Built on Go, ChatEngine has 65,000 possible responses and counting.
In reality, ChatEngine is very simple. It takes input and matches it against a regular expression that determines if the input is a greeting. If so, a greeting is returned and the process ends. If the message is not a greeting, it is processed to make the job easier for the matcher by regulating formats.
The steps include:
- Punctuation fixes
- Spelling fixes
- Profanity filter
- Is it CJK (Chinese, Japanese, Korean)?
- Whitespace simplifier
After sufficient processing, the string is handed over to the matcher. The matcher iterates through all the messages and compares the input message with all the other messages using the Levenshtein distance algorithm. Levenshtein distance is relatively fast but not highly representative of text matches, so the abundance of messages makes up for this. In the future, usage of full NLP is planned, as well as a smarter matching algorithm.
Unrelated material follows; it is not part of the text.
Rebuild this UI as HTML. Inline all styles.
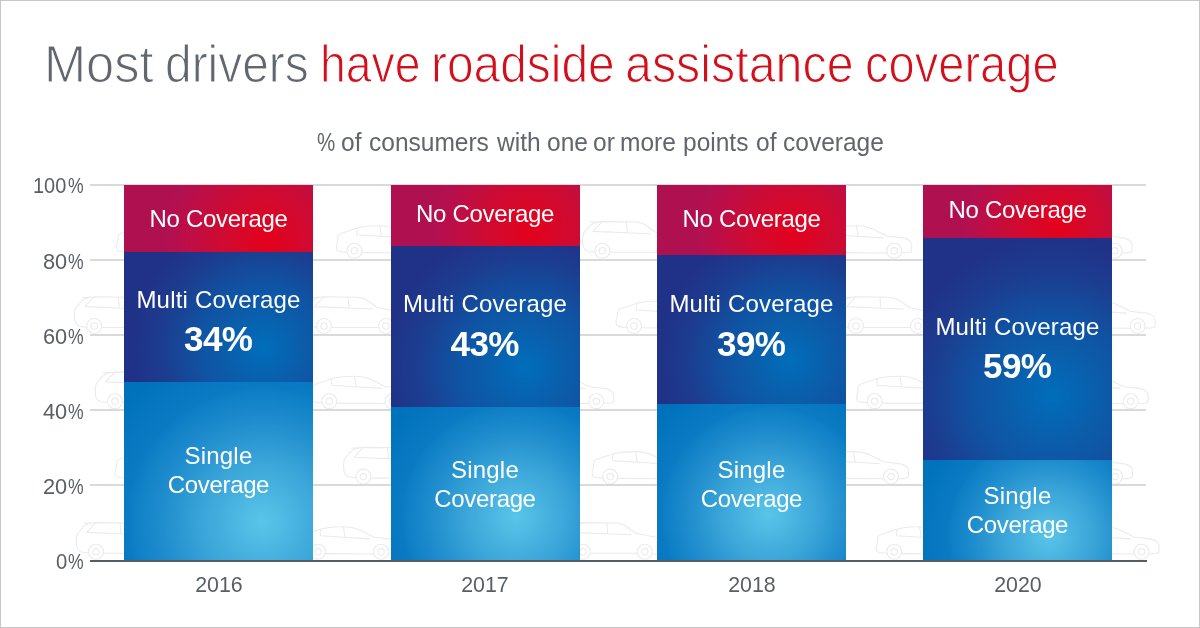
<!DOCTYPE html>
<html><head><meta charset="utf-8">
<style>
html,body{margin:0;padding:0;background:#fff;}
body{width:1200px;height:628px;position:relative;overflow:hidden;font-family:"Liberation Sans",sans-serif;}
.wrap{position:absolute;left:0;top:0;width:1200px;height:628px;will-change:transform;}
.frame{position:absolute;left:0;top:0;width:1198px;height:626px;border:1px solid #c6c6c6;}
.t{position:absolute;white-space:nowrap;}
.title{font-size:51px;line-height:51px;transform-origin:0 0;-webkit-text-stroke:1.1px #fff;}
.tg{color:#60676e;}
.tr{color:#d2101c;}
.sub{font-size:25px;line-height:25px;color:#60666d;transform-origin:0 0;}
.grid{position:absolute;left:90px;width:1056px;height:2px;background:#dadada;}
.axis{position:absolute;left:90px;width:1057px;top:560px;height:2px;background:#575c62;}
.yl{position:absolute;white-space:nowrap;font-size:22.5px;line-height:22.5px;color:#585e65;transform-origin:0 0;}
.xl{position:absolute;width:200px;text-align:center;font-size:22.5px;line-height:22.5px;color:#585e65;transform:scaleX(0.949);}
.seg{position:absolute;}
.lb{position:absolute;width:200px;text-align:center;color:#fff;font-size:24px;line-height:24px;white-space:nowrap;}
.nc-t{letter-spacing:-0.3px;}
.mc-t{letter-spacing:0.2px;}
.s-t{letter-spacing:0.2px;}
.c-t{letter-spacing:-0.35px;}
.pct{font-weight:700;font-size:35px;line-height:35px;letter-spacing:-0.6px;text-indent:-0.6px;}
</style></head><body>
<div class="wrap">
<div class="frame"></div>
<div class="t title tg" style="top:39px;left:43.94px;transform:scaleX(0.9913)">Most</div>
<div class="t title tg" style="top:39px;left:165.08px;transform:scaleX(0.9395)">drivers</div>
<div class="t title tr" style="top:39px;left:319.56px;transform:scaleX(0.9096)">have</div>
<div class="t title tr" style="top:39px;left:431.35px;transform:scaleX(0.9386)">roadside</div>
<div class="t title tr" style="top:39px;left:624.85px;transform:scaleX(0.9485)">assistance</div>
<div class="t title tr" style="top:39px;left:864.73px;transform:scaleX(0.9225)">coverage</div>
<div class="t sub" style="top:129.83px;left:317.23px;transform:scaleX(0.82)">%</div>
<div class="t sub" style="top:129.83px;left:341.07px;transform:scaleX(0.98)">of</div>
<div class="t sub" style="top:129.83px;left:369.17px;transform:scaleX(0.98)">consumers</div>
<div class="t sub" style="top:129.83px;left:497.43px;transform:scaleX(0.98)">with</div>
<div class="t sub" style="top:129.83px;left:547.02px;transform:scaleX(0.98)">one</div>
<div class="t sub" style="top:129.83px;left:593.43px;transform:scaleX(0.98)">or</div>
<div class="t sub" style="top:129.83px;left:620.23px;transform:scaleX(0.98)">more</div>
<div class="t sub" style="top:129.83px;left:682.53px;transform:scaleX(0.98)">points</div>
<div class="t sub" style="top:129.83px;left:756.17px;transform:scaleX(0.98)">of</div>
<div class="t sub" style="top:129.83px;left:782.58px;transform:scaleX(0.98)">coverage</div>
<svg style="position:absolute;left:0;top:0" width="1200" height="628" viewBox="0 0 1200 628"><defs><g id="ch" fill="none" stroke="#ebebeb" stroke-width="1.1" stroke-linecap="round" stroke-linejoin="round">
<path d="M-8 1Q-15 1-18-2Q-20-5-19.8-10L-19.5-15Q-19-18-17-20L-12-25.5Q-9-28-4-28.8L0-29.2L34-28.8Q40-28.3 45-24.5L53-18.5L73-14.5Q80-12 80-6L80-1Q80 2 76 2L70 2"/>
<path d="M8 1.5L54 1.5M-9.3-19.4L48-17M-0.5-29L-9.3-19.4M24-28.8L25-18M-11.5-28.4L-5-28.9"/>
<circle cx="0" cy="0" r="7.5"/><circle cx="0" cy="0" r="3.2"/><circle cx="62" cy="0" r="7.5"/><circle cx="62" cy="0" r="3.2"/>
</g><g id="cs" fill="none" stroke="#ebebeb" stroke-width="1.1" stroke-linecap="round" stroke-linejoin="round">
<path d="M-7 1.5Q-17 1-17.6-1Q-18.8-5-17-8.5L-16.3-15Q-16-16.5-14-17L3-22.8Q12-25 24-25Q36-24.8 43-21L55.5-14.8L72.5-12.7Q80-11 80.5-6L80.5-1Q80.5 2 76 2L71 2"/>
<path d="M7.5 1.8L56 2.2M3-22Q1.5-19 2.6-16L52-12.9M25.3-24.6L27-15.4"/>
<circle cx="0" cy="0" r="7.5"/><circle cx="0" cy="0" r="3.2"/><circle cx="63" cy="0" r="7.5"/><circle cx="63" cy="0" r="3.2"/>
</g></defs><use href="#cs" x="134.5" y="250.8"/><use href="#cs" x="354.4" y="250.8"/><use href="#ch" x="602.4" y="250.8"/><use href="#cs" x="831.2" y="250.8"/><use href="#cs" x="1051.6" y="250.8"/><use href="#ch" x="94.3" y="326.0"/><use href="#ch" x="324" y="326.0"/><use href="#cs" x="634" y="326.0"/><use href="#ch" x="856" y="326.0"/><use href="#cs" x="1074.6" y="326.0"/><use href="#ch" x="115" y="401.3"/><use href="#cs" x="329.3" y="401.3"/><use href="#cs" x="533.3" y="401.3"/><use href="#cs" x="874.6" y="401.3"/><use href="#cs" x="1067.7" y="401.3"/><use href="#cs" x="133" y="476.6"/><use href="#ch" x="363.4" y="476.6"/><use href="#cs" x="610.2" y="476.6"/><use href="#cs" x="828" y="476.6"/><use href="#cs" x="1052" y="476.6"/><use href="#ch" x="96" y="551.8"/><use href="#cs" x="318" y="551.8"/><use href="#ch" x="582.8" y="551.8"/><use href="#cs" x="894.2" y="551.8"/><use href="#cs" x="1078.6" y="551.8"/></svg>
<div class="grid" style="top:184px"></div>
<div class="grid" style="top:259px"></div>
<div class="grid" style="top:334px"></div>
<div class="grid" style="top:409px"></div>
<div class="grid" style="top:484px"></div>
<div class="axis"></div>
<div class="yl" style="top:175.45px;left:33.2px;transform:scaleX(0.886)">100</div>
<div class="yl" style="top:175.45px;left:68.47px;transform:scaleX(0.78)">%</div>
<div class="yl" style="top:250.65px;left:43.0px;transform:scaleX(0.967)">80</div>
<div class="yl" style="top:250.65px;left:68.47px;transform:scaleX(0.78)">%</div>
<div class="yl" style="top:325.85px;left:43.0px;transform:scaleX(0.967)">60</div>
<div class="yl" style="top:325.85px;left:68.47px;transform:scaleX(0.78)">%</div>
<div class="yl" style="top:401.05px;left:43.0px;transform:scaleX(0.967)">40</div>
<div class="yl" style="top:401.05px;left:68.47px;transform:scaleX(0.78)">%</div>
<div class="yl" style="top:476.25px;left:43.0px;transform:scaleX(0.967)">20</div>
<div class="yl" style="top:476.25px;left:68.47px;transform:scaleX(0.78)">%</div>
<div class="yl" style="top:551.45px;left:55.55px;transform:scaleX(0.9)">0</div>
<div class="yl" style="top:551.45px;left:68.47px;transform:scaleX(0.78)">%</div>
<div class="seg" style="left:124px;top:185px;width:189px;height:67px;background:radial-gradient(circle farthest-corner at 143px 53px,#e4001c 0%,#d6082a 20%,#cf0a33 30.5%,#c80c37 37%,#c10d44 48%,#b21050 64%,#af1050 75%)"></div>
<div class="seg" style="left:124px;top:252px;width:189px;height:130px;background:radial-gradient(circle farthest-corner at 139.6px 95.8px,#006ebb 0%,#0c5ba8 26%,#0f55a5 35.5%,#1a4193 56%,#1c3c8f 61%,#203288 77%)"></div>
<div class="seg" style="left:124px;top:382px;width:189px;height:178px;background:radial-gradient(circle farthest-corner at 138.3px 140px,#5ac5e9 0%,#3aa5d8 30.5%,#1e8ccd 52%,#0f80c6 65.5%,#0a7bc3 69%,#0072bc 92.5%)"></div>
<div class="lb nc-t" style="left:118.5px;top:206.68px">No Coverage</div>
<div class="lb mc-t" style="left:118.5px;top:288.18px">Multi Coverage</div>
<div class="lb pct" style="left:118.5px;top:320.67px">34%</div>
<div class="lb s-t" style="left:118.5px;top:444.28px">Single</div>
<div class="lb c-t" style="left:118.5px;top:472.98px">Coverage</div>
<div class="xl" style="left:118.5px;top:574.45px">2016</div>
<div class="seg" style="left:390.5px;top:185px;width:189px;height:61px;background:radial-gradient(circle farthest-corner at 139.3px 44.8px,#e4001c 0%,#d6082a 20%,#cf0a33 30.5%,#c80c37 37%,#c10d44 48%,#b21050 64%,#af1050 75%)"></div>
<div class="seg" style="left:390.5px;top:246px;width:189px;height:161px;background:radial-gradient(circle farthest-corner at 134.7px 122px,#006ebb 0%,#0c5ba8 26%,#0f55a5 35.5%,#1a4193 56%,#1c3c8f 61%,#203288 77%)"></div>
<div class="seg" style="left:390.5px;top:407px;width:189px;height:153px;background:radial-gradient(circle farthest-corner at 124.9px 110.2px,#5ac5e9 0%,#3aa5d8 30.5%,#1e8ccd 52%,#0f80c6 65.5%,#0a7bc3 69%,#0072bc 92.5%)"></div>
<div class="lb nc-t" style="left:385.0px;top:202.08px">No Coverage</div>
<div class="lb mc-t" style="left:385.0px;top:292.43px">Multi Coverage</div>
<div class="lb pct" style="left:385.0px;top:325.67px">43%</div>
<div class="lb s-t" style="left:385.0px;top:458.03px">Single</div>
<div class="lb c-t" style="left:385.0px;top:486.88px">Coverage</div>
<div class="xl" style="left:385.0px;top:574.45px">2017</div>
<div class="seg" style="left:657px;top:185px;width:189px;height:70px;background:radial-gradient(circle farthest-corner at 136.5px 50px,#e4001c 0%,#d6082a 20%,#cf0a33 30.5%,#c80c37 37%,#c10d44 48%,#b21050 64%,#af1050 75%)"></div>
<div class="seg" style="left:657px;top:255px;width:189px;height:149px;background:radial-gradient(circle farthest-corner at 133.8px 105.1px,#006ebb 0%,#0c5ba8 26%,#0f55a5 35.5%,#1a4193 56%,#1c3c8f 61%,#203288 77%)"></div>
<div class="seg" style="left:657px;top:404px;width:189px;height:156px;background:radial-gradient(circle farthest-corner at 111.7px 110.3px,#5ac5e9 0%,#3aa5d8 30.5%,#1e8ccd 52%,#0f80c6 65.5%,#0a7bc3 69%,#0072bc 92.5%)"></div>
<div class="lb nc-t" style="left:651.5px;top:206.68px">No Coverage</div>
<div class="lb mc-t" style="left:651.5px;top:292.43px">Multi Coverage</div>
<div class="lb pct" style="left:651.5px;top:325.67px">39%</div>
<div class="lb s-t" style="left:651.5px;top:458.03px">Single</div>
<div class="lb c-t" style="left:651.5px;top:486.88px">Coverage</div>
<div class="xl" style="left:651.5px;top:574.45px">2018</div>
<div class="seg" style="left:923px;top:185px;width:189px;height:53px;background:radial-gradient(circle farthest-corner at 134.3px 39.8px,#e4001c 0%,#d6082a 20%,#cf0a33 30.5%,#c80c37 37%,#c10d44 48%,#b21050 64%,#af1050 75%)"></div>
<div class="seg" style="left:923px;top:238px;width:189px;height:222px;background:radial-gradient(circle farthest-corner at 129px 158px,#006ebb 0%,#0c5ba8 26%,#0f55a5 35.5%,#1a4193 56%,#1c3c8f 61%,#203288 77%)"></div>
<div class="seg" style="left:923px;top:460px;width:189px;height:100px;background:radial-gradient(circle farthest-corner at 125.2px 75.3px,#5ac5e9 0%,#3aa5d8 30.5%,#1e8ccd 52%,#0f80c6 65.5%,#0a7bc3 69%,#0072bc 92.5%)"></div>
<div class="lb nc-t" style="left:917.5px;top:197.68px">No Coverage</div>
<div class="lb mc-t" style="left:917.5px;top:314.88px">Multi Coverage</div>
<div class="lb pct" style="left:917.5px;top:347.67px">59%</div>
<div class="lb s-t" style="left:917.5px;top:484.28px">Single</div>
<div class="lb c-t" style="left:917.5px;top:513.48px">Coverage</div>
<div class="xl" style="left:917.5px;top:574.45px">2020</div>
</div></body></html>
As the amount of mesages grows, it will also be impractical to iterate through every message. Planned solutions are parallelism, binary search, skipping, and Markov chains.
Go was the ideal choice of programming language for ChatEngine.
It meets all the requirements:
- Easy to debug
I like Go because it offers great speed similar to Rust and C++ while preseving dynamism. You can pass functions around as values just like in Python. It’s seamless. There are also plenty great libraries for it.